The Tire Pressure Monitoring System (TPMS) is a safety feature installed in most modern vehicles designed to monitor the air pressure inside the tires. This system became standard in the United States to enhance road safety by alerting the driver when a tire falls below 25% of the manufacturer’s recommended inflation level. Proper tire inflation is directly related to vehicle handling and braking performance, which helps mitigate the risk of catastrophic tire failure. Maintaining the correct pressure also ensures the tire rolls efficiently, which in turn helps maximize fuel economy and prolong the useful life of the tread.
Direct Monitoring Systems vs. Indirect Monitoring Systems
Tire pressure monitoring is accomplished using one of two fundamentally different technologies: direct or indirect systems. Direct TPMS is the more common and accurate method, utilizing dedicated, battery-powered sensors physically mounted inside each wheel, typically attached to the valve stem. These sensors constantly measure the actual pressure within the tire and transmit a real-time reading of the Pounds per Square Inch (PSI) to the car’s computer. The system can often display the specific pressure of each individual tire on the dashboard.
Indirect TPMS does not use any physical pressure sensors inside the tire itself but instead relies on the Anti-lock Braking System (ABS) wheel speed sensors. The principle behind this system is that an under-inflated tire has a slightly smaller overall diameter than a properly inflated one. This reduction in diameter causes the under-inflated wheel to rotate at a marginally faster rate to cover the same distance as the others.
The vehicle’s computer monitors the rotational speed data from the ABS sensors and interprets a significant difference in rotation as a pressure loss. One limitation of the indirect method is that it can only detect pressure differences between tires, meaning it may not trigger a warning if all four tires gradually lose pressure at a similar rate. Since this system relies on relative speed comparisons, it also cannot provide a pressure reading when the vehicle is stationary.
The Physical Sensor: Components and Function
The core of the direct TPMS system is a self-contained unit mounted to the rim, which is a sophisticated piece of micro-engineering designed to withstand the harsh environment inside a tire. The most important component is the pressure transducer, often a Micro-Electro-Mechanical System (MEMS) sensor, which is a tiny silicon chip that flexes under the force of the air pressure. This physical deformation is converted into an analog electrical voltage signal that is proportional to the measured pressure.
The sensor unit also includes an Analog-to-Digital Converter (ADC) that transforms the analog voltage signal into a digital data packet that the vehicle’s computer can interpret. This digital packet contains the pressure reading, a unique sensor identification number, and often a temperature measurement.
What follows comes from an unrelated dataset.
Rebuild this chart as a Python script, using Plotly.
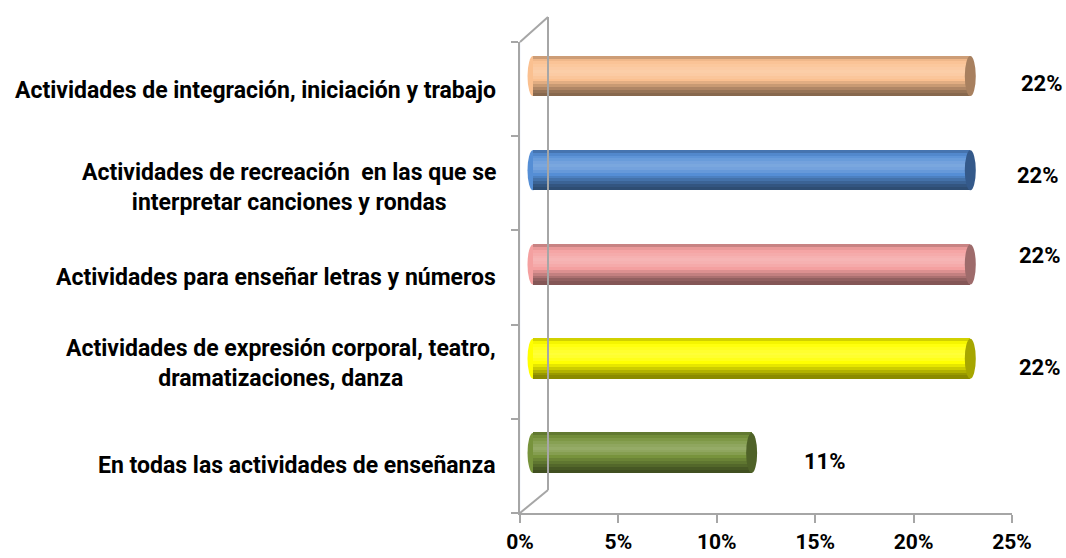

A small, non-rechargeable lithium battery provides the necessary power for the entire unit, including the microcontroller and the radio frequency (RF) transmitter.
To conserve battery life, the sensor unit typically uses an accelerometer or a simple roll switch to detect when the wheel is in motion. When the vehicle is stopped, the sensor enters a low-power “sleep” mode and broadcasts data very infrequently or not at all. Once movement is detected, the sensor “wakes up” and the RF transmitter begins broadcasting the pressure data at regular, short intervals to the vehicle’s receiver module.
TPMS Sensor Maintenance and Replacement
The lifespan of a direct TPMS sensor is ultimately determined by the life of its internal battery, which is sealed within the housing to protect it from moisture and contaminants. These batteries are generally not designed to be replaced and are expected to last an average of 5 to 10 years, depending heavily on driving habits. Frequent driving, especially in stop-and-go traffic, causes the sensor to transmit data more often, which accelerates battery depletion.
When a sensor’s battery begins to fail, the system will usually illuminate the TPMS warning light with a steady or flashing pattern, indicating a malfunction rather than low pressure. Since the battery is sealed within the unit, the entire sensor assembly must be replaced to restore system functionality. This replacement procedure requires the tire to be dismounted from the wheel, the old sensor removed, and the new sensor installed and secured.
After installing a new sensor, the vehicle’s onboard computer must be programmed to recognize the new sensor’s unique identification code in a procedure known as “relearning” or “recalibration.” This process requires a specialized TPMS scan tool that communicates with both the sensor and the vehicle’s Electronic Control Unit (ECU). Without this relearning step, the new sensor’s data will not be accepted by the vehicle, and the dashboard warning light will remain active.